Casey December 16, 2012 at 10:37 PM
David - I am absolutely certain that Ron was trying to make the point that the pensions being paid are very high when he used his Hope Diamond comparison. I know for a fact that there is a significant number of retirees that receive well above $200K . Last year the award for highest pension paid went to a retired UConn professor and he is getting more than $$250K. The entire list of retirement amounts is available on-line
ZIGGY December 17, 2012 at 07:49 PM
Jealousy!-----keep doing what you're doing & you end up on here---funny isn't it---get a life or better yet----one of the jobs you're cryin about---tsssk tsssk
Joe/Ct December 25, 2012 at 06:25 PM
As a retired federal government employee, I am flabergasted by the low contribution of the state and local government employees to their retirement system. We contributed 50% of the cost, equivalent to the that of the federal government. Also, as I recall, the three-year average did not include overtime. All government retirement systems should be equalized. Also, not under discussion, are health care contributions. As with the retirement, we contributed 50% of the health care costs. I'm sure that the state and local government employee contributions is nowhere near that.
CU Seaside February 28, 2013 at 09:58 PM
Are we surprised that David Irons is complaining about State and Municipal officials and their retirement benefits?

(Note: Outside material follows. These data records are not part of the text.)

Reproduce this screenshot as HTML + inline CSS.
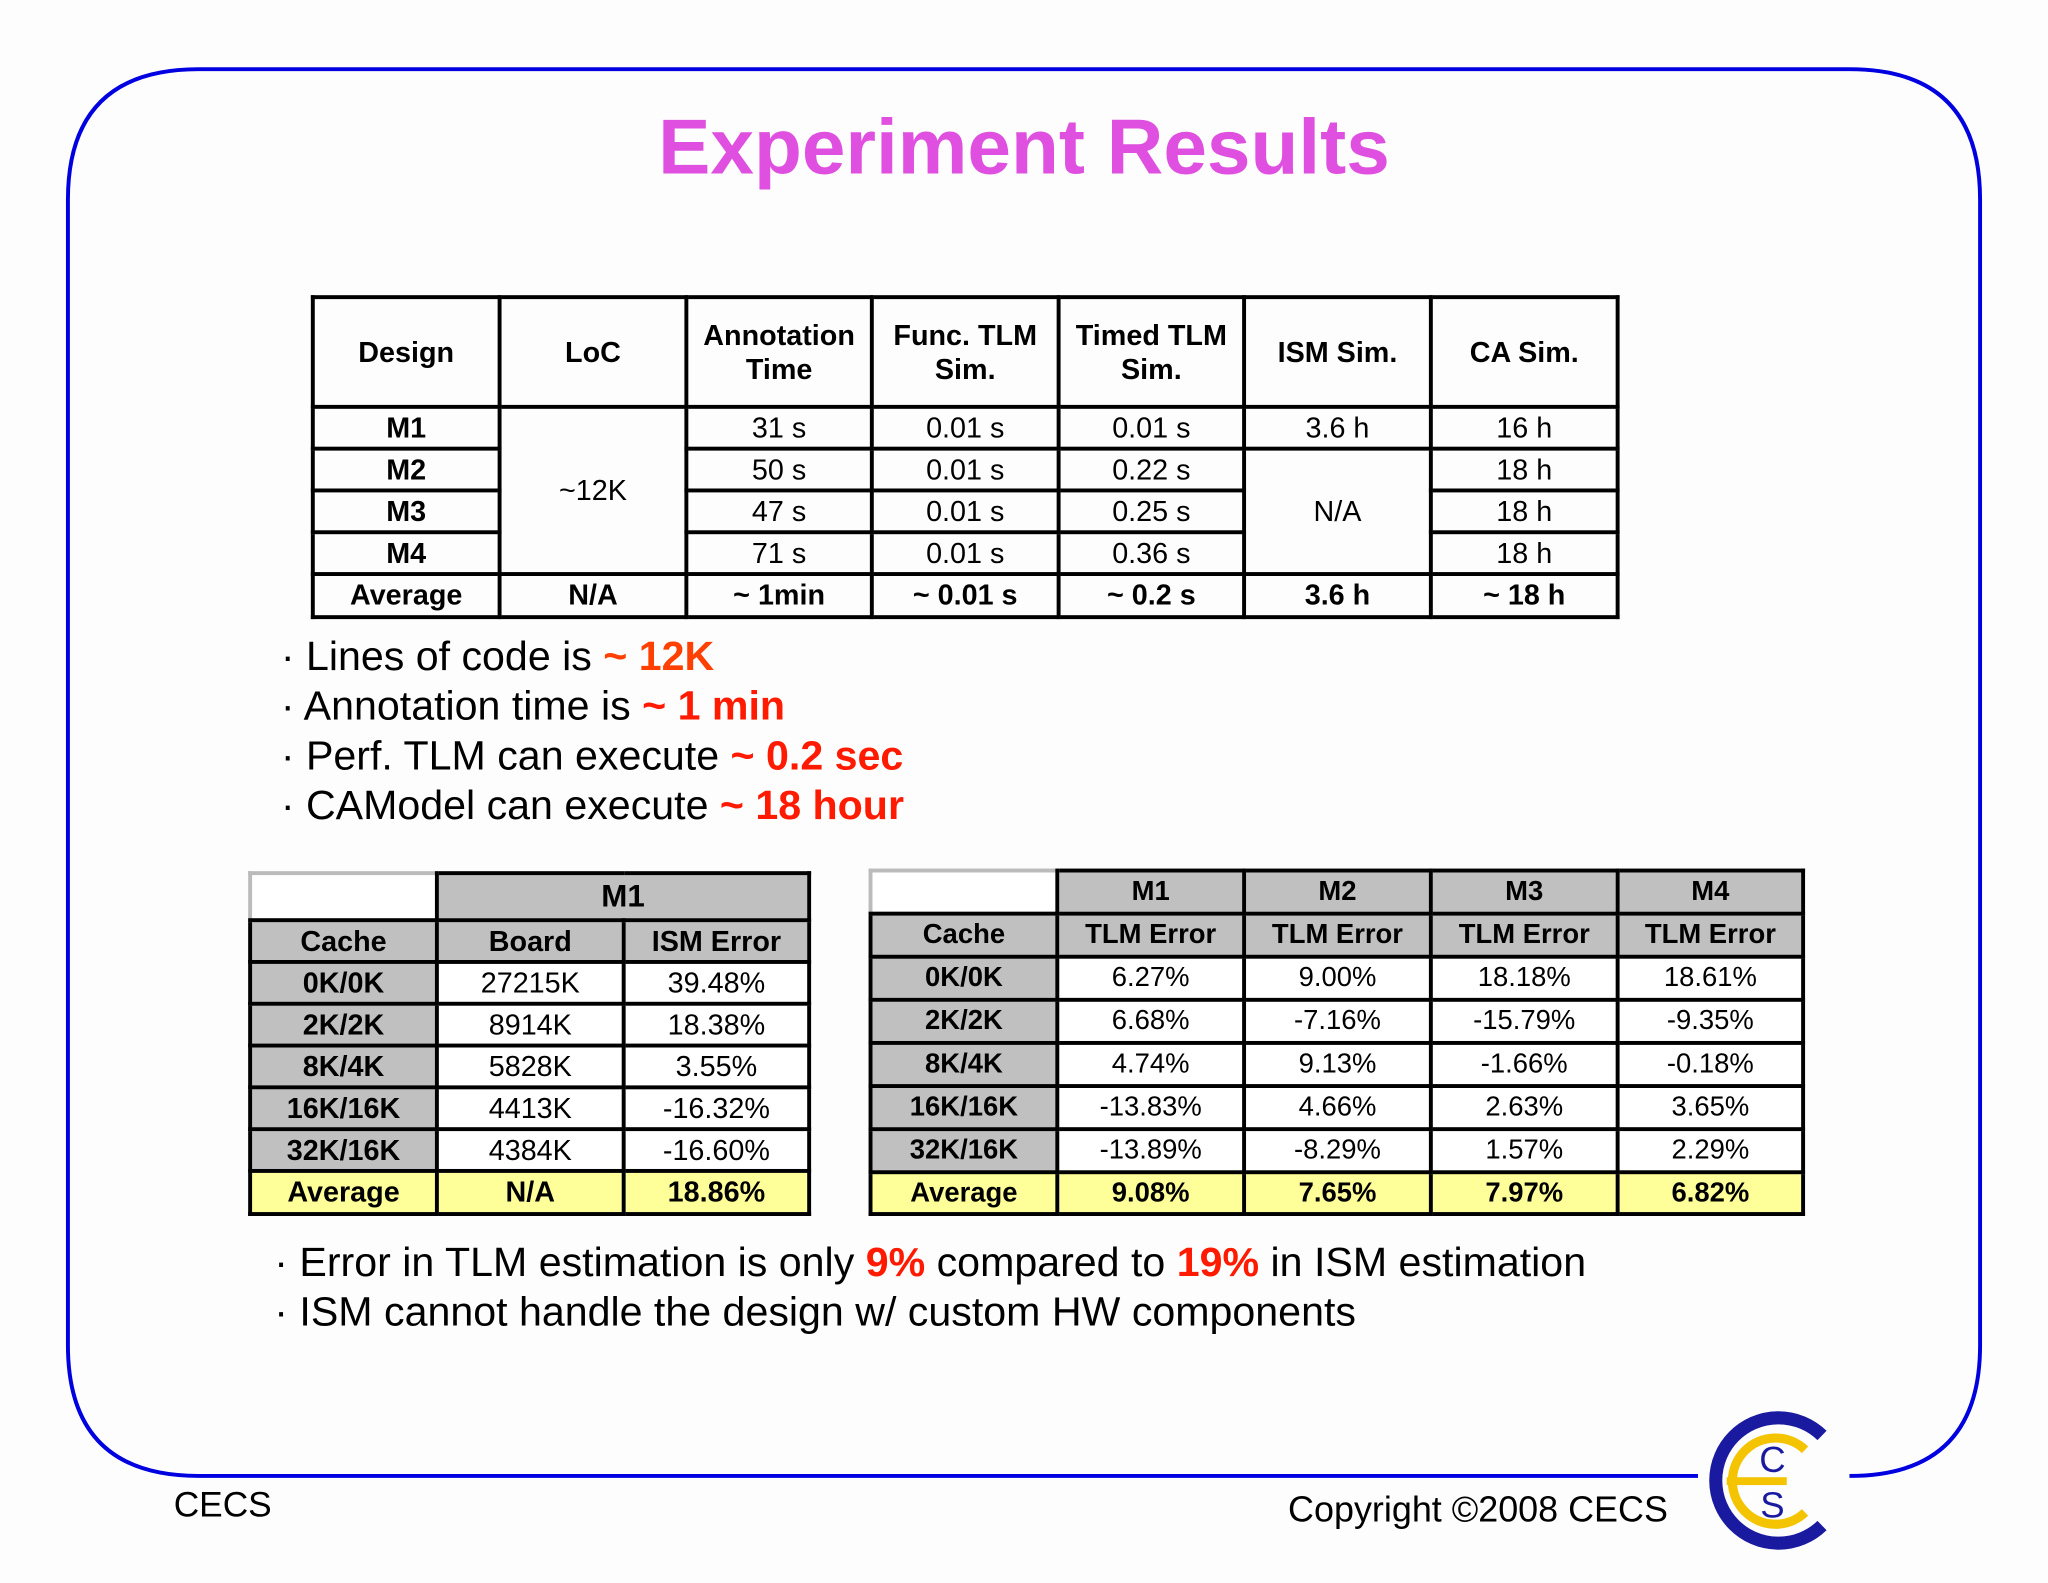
<!DOCTYPE html>
<html><head><meta charset="utf-8">
<style>
html,body{margin:0;padding:0;background:#fdfdfd;}
body{width:2048px;height:1582px;overflow:hidden;position:relative;}
#stage{position:absolute;left:0;top:0;width:1568px;height:1212px;transform:scale(1.30612);transform-origin:0 0;font-family:"Liberation Sans",Arial,sans-serif;}
.abs{position:absolute;}
table{position:absolute;border-collapse:collapse;table-layout:fixed;}
td{border:3px solid #000;text-align:center;padding:0;font-size:22px;color:#000;white-space:nowrap;overflow:hidden;}
.b{font-weight:bold;}
.g{background:#c0c0c0;}
.y{background:#ffff99;font-weight:bold;}
.w{background:#fff;}
.bl{position:absolute;font-size:31.5px;color:#000;white-space:nowrap;}
.r{color:#ff1a00;font-weight:bold;}
.rt td{font-size:21px;}
</style></head><body>
<div id="stage">
<svg class="abs" style="left:0;top:0" width="1568" height="1212">
<path d="M1300 1130 L152 1130 Q52 1130 52 1030 L52 153 Q52 53 152 53 L1416 53 Q1516 53 1516 153 L1516 1030 Q1516 1130 1416 1130" fill="none" stroke="#0000e0" stroke-width="3"/>
</svg>
<div class="abs b" style="left:0;width:1568px;top:78px;text-align:center;font-size:60px;color:#e050e0;">Experiment Results</div>

<table style="left:238px;top:226px;width:999px;">
<colgroup><col style="width:143px"><col style="width:143px"><col style="width:142px"><col style="width:143px"><col style="width:142px"><col style="width:143px"><col style="width:143px"></colgroup>
<tr style="height:84px" class="b"><td>Design</td><td>LoC</td><td>Annotation<br>Time</td><td>Func. TLM<br>Sim.</td><td>Timed TLM<br>Sim.</td><td>ISM Sim.</td><td>CA Sim.</td></tr>
<tr style="height:32px"><td class="b">M1</td><td rowspan="4">~12K</td><td>31 s</td><td>0.01 s</td><td>0.01 s</td><td>3.6 h</td><td>16 h</td></tr>
<tr style="height:32px"><td class="b">M2</td><td>50 s</td><td>0.01 s</td><td>0.22 s</td><td rowspan="3">N/A</td><td>18 h</td></tr>
<tr style="height:32px"><td class="b">M3</td><td>47 s</td><td>0.01 s</td><td>0.25 s</td><td>18 h</td></tr>
<tr style="height:32px"><td class="b">M4</td><td>71 s</td><td>0.01 s</td><td>0.36 s</td><td>18 h</td></tr>
<tr style="height:33px" class="b"><td>Average</td><td>N/A</td><td>~ 1min</td><td>~ 0.01 s</td><td>~ 0.2 s</td><td>3.6 h</td><td>~ 18 h</td></tr>
</table>

<div class="bl" style="left:215px;top:484px;">· Lines of code is <span class="r" style="color:#ff4000">~ 12K</span></div>
<div class="bl" style="left:215px;top:522px;">· Annotation time is <span class="r">~ 1 min</span></div>
<div class="bl" style="left:215px;top:560px;">· Perf. TLM can execute <span class="r">~ 0.2 sec</span></div>
<div class="bl" style="left:215px;top:598px;">· CAModel can execute <span class="r">~ 18 hour</span></div>

<table style="left:190px;top:667px;width:428px;">
<colgroup><col style="width:143px"><col style="width:143px"><col style="width:142px"></colgroup>
<tr style="height:36px"><td class="w" style="border-color:#bbb #000 #000 #bbb"></td><td colspan="2" class="g b" style="font-size:24px">M1</td></tr>
<tr style="height:32px" class="b"><td class="g">Cache</td><td class="g">Board</td><td class="g">ISM Error</td></tr>
<tr style="height:32px"><td class="g b">0K/0K</td><td class="w">27215K</td><td class="w">39.48%</td></tr>
<tr style="height:32px"><td class="g b">2K/2K</td><td class="w">8914K</td><td class="w">18.38%</td></tr>
<tr style="height:32px"><td class="g b">8K/4K</td><td class="w">5828K</td><td class="w">3.55%</td></tr>
<tr style="height:32px"><td class="g b">16K/16K</td><td class="w">4413K</td><td class="w">-16.32%</td></tr>
<tr style="height:32px"><td class="g b">32K/16K</td><td class="w">4384K</td><td class="w">-16.60%</td></tr>
<tr style="height:33px"><td class="y">Average</td><td class="y">N/A</td><td class="y">18.86%</td></tr>
</table>

<table class="rt" style="left:665px;top:665px;width:714px;">
<colgroup><col style="width:143px"><col style="width:143px"><col style="width:143px"><col style="width:143px"><col style="width:142px"></colgroup>
<tr style="height:33px" class="b"><td class="w" style="border-color:#bbb #000 #000 #bbb"></td><td class="g">M1</td><td class="g">M2</td><td class="g">M3</td><td class="g">M4</td></tr>
<tr style="height:33px" class="b"><td class="g">Cache</td><td class="g">TLM Error</td><td class="g">TLM Error</td><td class="g">TLM Error</td><td class="g">TLM Error</td></tr>
<tr style="height:33px"><td class="g b">0K/0K</td><td class="w">6.27%</td><td class="w">9.00%</td><td class="w">18.18%</td><td class="w">18.61%</td></tr>
<tr style="height:33px"><td class="g b">2K/2K</td><td class="w">6.68%</td><td class="w">-7.16%</td><td class="w">-15.79%</td><td class="w">-9.35%</td></tr>
<tr style="height:33px"><td class="g b">8K/4K</td><td class="w">4.74%</td><td class="w">9.13%</td><td class="w">-1.66%</td><td class="w">-0.18%</td></tr>
<tr style="height:33px"><td class="g b">16K/16K</td><td class="w">-13.83%</td><td class="w">4.66%</td><td class="w">2.63%</td><td class="w">3.65%</td></tr>
<tr style="height:33px"><td class="g b">32K/16K</td><td class="w">-13.89%</td><td class="w">-8.29%</td><td class="w">1.57%</td><td class="w">2.29%</td></tr>
<tr style="height:32px"><td class="y">Average</td><td class="y">9.08%</td><td class="y">7.65%</td><td class="y">7.97%</td><td class="y">6.82%</td></tr>
</table>

<div class="bl" style="left:210px;top:948px;">· Error in TLM estimation is only <span class="r">9%</span> compared to <span class="r">19%</span> in ISM estimation</div>
<div class="bl" style="left:210px;top:986px;">· ISM cannot handle the design w/ custom HW components</div>

<div class="abs" style="left:133px;top:1137px;font-size:27px;">CECS</div>
<div class="abs" style="left:880px;width:397px;text-align:right;top:1140px;font-size:27.5px;">Copyright ©2008 CECS</div>

<svg class="abs" style="left:1300px;top:1080px" width="110" height="110" viewBox="0 0 110 110">
<path d="M95 19 A48 48 0 1 0 95 88" fill="none" stroke="#1a1aa0" stroke-width="10"/>
<path d="M82 30 A33 33 0 1 0 82 78" fill="none" stroke="#f5c400" stroke-width="7"/>
<rect x="22" y="51" width="46" height="6" fill="#f5c400"/>
<text x="57" y="47" font-family="Liberation Sans,sans-serif" font-size="28" fill="#1a1aa0" text-anchor="middle">C</text>
<text x="57" y="82" font-family="Liberation Sans,sans-serif" font-size="28" fill="#1a1aa0" text-anchor="middle">S</text>
</svg>
</div>
</body></html>
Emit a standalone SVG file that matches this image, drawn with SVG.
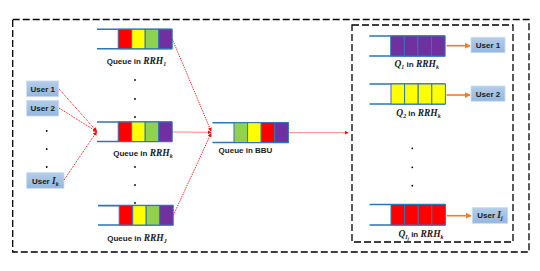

Mr Irons does not mention that he did not contribute one penny to his double dipping retirements. Neither does anyone mention that the reason the State Retirement Funds are in trouble is that the leaders of both parties never kept their bargain and deferred payments to the fund. The State Retirement Fund was actuaraly. Its The Republicans and Democrat leaders who created the current problem.